Depty Chief Nick Metz said he viewed a video of the cafe shooting taken by security cameras and, in 30 years of police work, "I've never seen anything more horrific and callous and cold," he observed at an afternoon press conference at Police Headquarters.
In the video, not yet released, the bearded Stawicki, 40, a lean six-footer, sits quietly, then as a man rises to leave, Stawicki rises, pulls his weapon, and walks up behind the man, shooting him in the back of the head.
He then moves to a wider position near a wall and begins firing at others sitting close by as the hero tries to distract him, throwing one chair, then another. At one point, Stawicki trains his gun on the stool-thrower, who escaped unhurt, police said.
Stawicki, Lawrence says, "looked at me like he didn't [care] at all. He just moved towards the rear of the bar instead of dealing with me at all, and I just brushed past him.

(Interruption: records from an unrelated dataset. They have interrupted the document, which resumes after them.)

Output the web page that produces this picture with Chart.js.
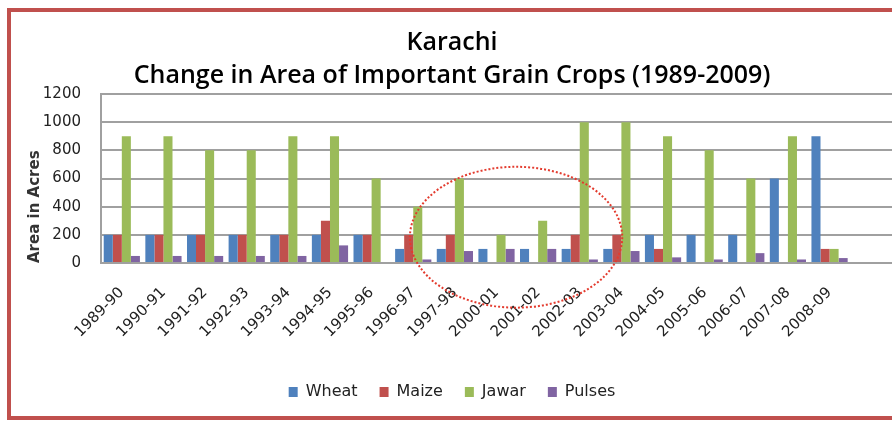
<!DOCTYPE html>
<html><head><meta charset="utf-8">
<script src="https://cdn.jsdelivr.net/npm/chart.js@4.4.1/dist/chart.umd.min.js"></script>
<style>
html,body{margin:0;padding:0;background:#fff;width:892px;height:424px;overflow:hidden;}
#wrap{position:relative;width:892px;height:424px;}
#frame{position:absolute;left:7px;top:8px;width:900px;height:412px;border:4px solid #C0504D;border-right:none;box-sizing:border-box;pointer-events:none;}
canvas{position:absolute;left:0;top:0;}
</style></head><body>
<div id="wrap"><canvas id="c" width="892" height="424"></canvas><div id="frame"></div></div>
<script>
const categories = ['1989-90','1990-91','1991-92','1992-93','1993-94','1994-95','1995-96','1996-97','1997-98','2000-01','2001-02','2002-03','2003-04','2004-05','2005-06','2006-07','2007-08','2008-09',''];
const wheat  = [200,200,200,200,200,200,200,100,100,100,100,100,100,200,200,200,600,900,null];
const maize  = [200,200,200,200,200,300,200,200,200,0,0,200,200,100,0,0,0,100,null];
const jawar  = [900,900,800,800,900,900,600,400,600,200,300,1000,1000,900,800,600,900,100,null];
const pulses = [50,50,50,50,50,125,0,25,85,100,100,25,85,40,25,70,25,35,null];
const seriesNames = ['Wheat','Maize','Jawar','Pulses'];
const seriesColors = ['#4F81BD','#C0504D','#9BBB59','#8064A2'];
const titleLines = ['Karachi','Change in Area of Important Grain Crops (1989-2009)'];
const yTitle = 'Area in Acres';
// highlighted region (in data units: category index, value)
const ellipseCenterIndex = 9.47, ellipseCenterValue = 183, ellipseHalfCats = 2.55, ellipseHalfValue = 500;

const ellipsePlugin = {
  id: 'ellipse',
  afterDatasetsDraw(chart) {
    const x = chart.scales.x, y = chart.scales.y, ctx = chart.ctx;
    const cx = x.getPixelForValue(ellipseCenterIndex);
    const rx = x.getPixelForValue(ellipseCenterIndex + ellipseHalfCats) - cx;
    const cy = y.getPixelForValue(ellipseCenterValue);
    const ry = cy - y.getPixelForValue(ellipseCenterValue + ellipseHalfValue);
    ctx.save();
    ctx.beginPath();
    ctx.ellipse(cx, cy, rx, ry, 0, 0, Math.PI * 2);
    ctx.strokeStyle = '#E33B2E';
    ctx.lineWidth = 2;
    ctx.setLineDash([2, 2]);
    ctx.stroke();
    ctx.restore();
  }
};

const data = {
  labels: categories,
  datasets: [wheat, maize, jawar, pulses].map((d, i) => ({
    label: seriesNames[i], data: d, backgroundColor: seriesColors[i], borderWidth: 0,
    categoryPercentage: 0.87, barPercentage: 1.0
  }))
};

new Chart(document.getElementById('c'), {
  type: 'bar',
  data,
  plugins: [ellipsePlugin],
  options: {
    responsive: false,
    animation: false,
    devicePixelRatio: 1,
    layout: { padding: { left: 12, right: 0, top: 26, bottom: 14 } },
    plugins: {
      title: {
        display: true, text: titleLines, color: '#000',
        font: { family: 'Open Sans', size: 25, weight: '600', lineHeight: 1.32 },
        padding: { top: 0, bottom: 2 }
      },
      legend: {
        position: 'bottom',
        labels: { color: '#222', font: { family: 'DejaVu Sans', size: 16 }, boxWidth: 9, boxHeight: 10, padding: 22 }
      },
      tooltip: { enabled: false }
    },
    scales: {
      x: {
        grid: { display: false, drawTicks: false },
        border: { display: true, color: '#a0a0a0', width: 2 },
        ticks: { color: '#222', font: { family: 'DejaVu Sans', size: 15 }, minRotation: 45, maxRotation: 45, padding: 21, autoSkip: false },
        afterFit(s) { s.height = 99; s.paddingRight = 0; }
      },
      y: {
        min: 0, max: 1200,
        grid: { color: '#a0a0a0', lineWidth: 2, drawTicks: false },
        border: { display: true, color: '#a0a0a0', width: 2 },
        ticks: { stepSize: 200, color: '#222', font: { family: 'DejaVu Sans', size: 15 }, padding: 20, format: { useGrouping: false } },
        title: { display: true, text: yTitle, align: 'start', color: '#333', font: { family: 'DejaVu Sans', size: 15, weight: 'bold' }, padding: { top: 14, bottom: 0 } },
        afterFit(s) { s.width = 89; }
      }
    }
  }
});
</script>
</body></html>
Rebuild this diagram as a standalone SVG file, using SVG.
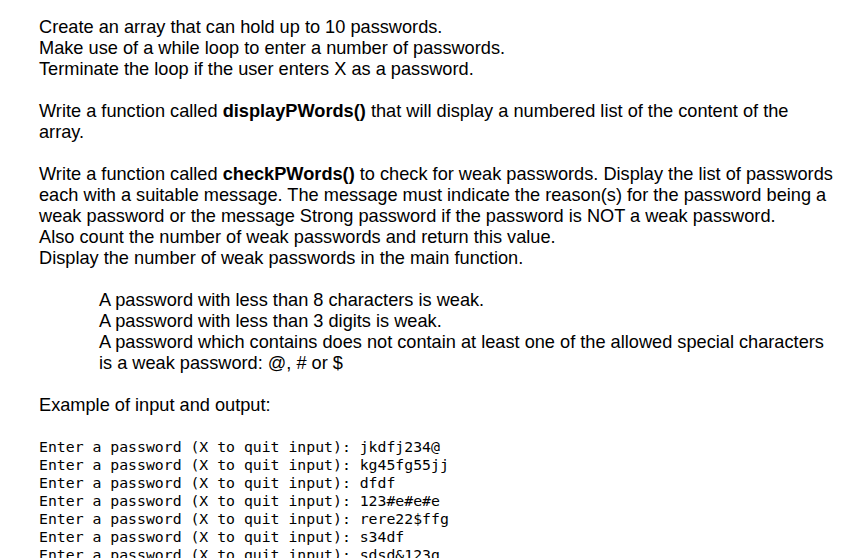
<svg xmlns="http://www.w3.org/2000/svg" width="853" height="558" viewBox="0 0 853 558">
<style>
.t{font-family:"Liberation Sans",Arial,sans-serif;font-size:18.2px;fill:#000}
.b{font-weight:bold}
.m{font-family:"DejaVu Sans Mono","Liberation Mono",monospace;font-size:14.8px;fill:#000}
</style>
<rect width="853" height="558" fill="#fff"/>
<g class="t">
<text x="39" y="33">Create an array that can hold up to 10 passwords.</text>
<text x="39" y="54">Make use of a while loop to enter a number of passwords.</text>
<text x="39" y="75">Terminate the loop if the user enters X as a password.</text>
<text x="39" y="117">Write a function called <tspan class="b">displayPWords()</tspan> that will display a numbered list of the content of the</text>
<text x="39" y="138">array.</text>
<text x="39" y="180">Write a function called <tspan class="b">checkPWords()</tspan> to check for weak passwords. Display the list of passwords</text>
<text x="39" y="201">each with a suitable message. The message must indicate the reason(s) for the password being a</text>
<text x="39" y="222">weak password or the message Strong password if the password is NOT a weak password.</text>
<text x="39" y="243">Also count the number of weak passwords and return this value.</text>
<text x="39" y="264">Display the number of weak passwords in the main function.</text>
<text x="99" y="306">A password with less than 8 characters is weak.</text>
<text x="99" y="327">A password with less than 3 digits is weak.</text>
<text x="99" y="348">A password which contains does not contain at least one of the allowed special characters</text>
<text x="99" y="369">is a weak password: @, # or $</text>
<text x="39" y="411">Example of input and output:</text>
</g>
<g class="m">
<text x="39" y="452">Enter a password (X to quit input): jkdfj234@</text>
<text x="39" y="470">Enter a password (X to quit input): kg45fg55jj</text>
<text x="39" y="488">Enter a password (X to quit input): dfdf</text>
<text x="39" y="506">Enter a password (X to quit input): 123#e#e#e</text>
<text x="39" y="524">Enter a password (X to quit input): rere22$ffg</text>
<text x="39" y="542">Enter a password (X to quit input): s34df</text>
<text x="39" y="560">Enter a password (X to quit input): sdsd&amp;123g</text>
</g>
</svg>
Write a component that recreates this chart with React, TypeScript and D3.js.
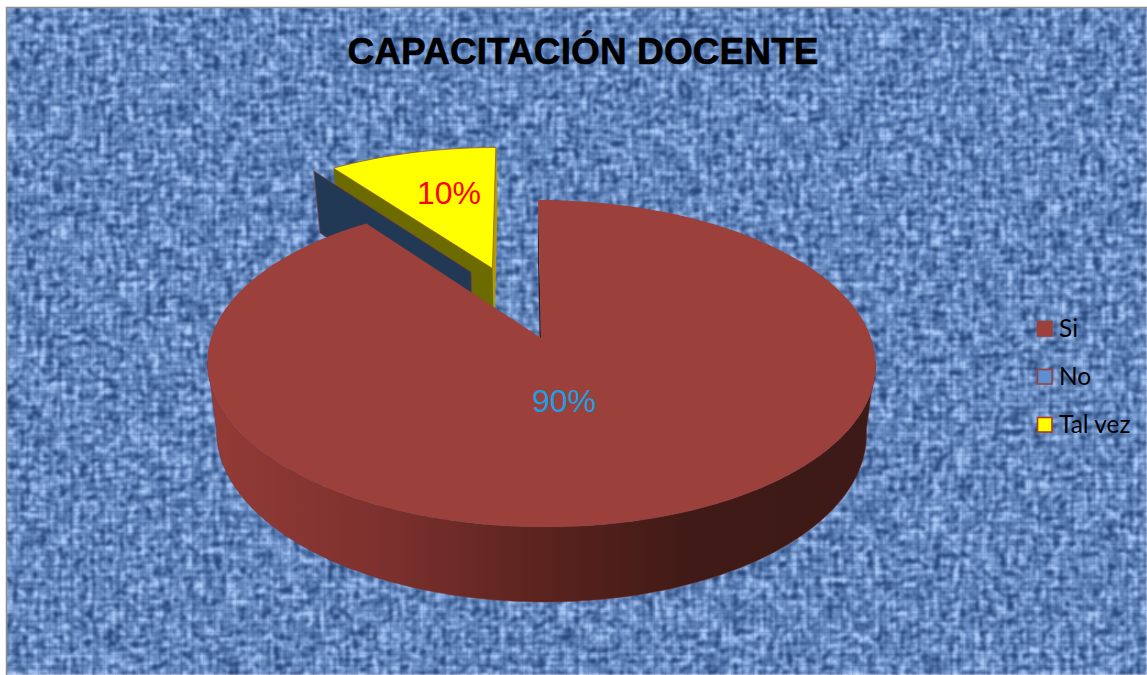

He was on a mission to kill my friends."
"I wasn't a hero," Lawrence told SPD, pointing out that a café employee, who was wounded in the shooting, was able to call 911 and "lucidly" give police information about the shooting. "He's the hero," Lawrence says.
Though police arrived within minutes, Stawicki had fled by car or bus to First Hill above downtown Seattle, where he hijacked a black Mercedes SUV that had just been parked by Leonidas. She'd just dropped off a friend at Town Hall and was returning with a parking lot ticket for her vehicle when Stawicki confronted her.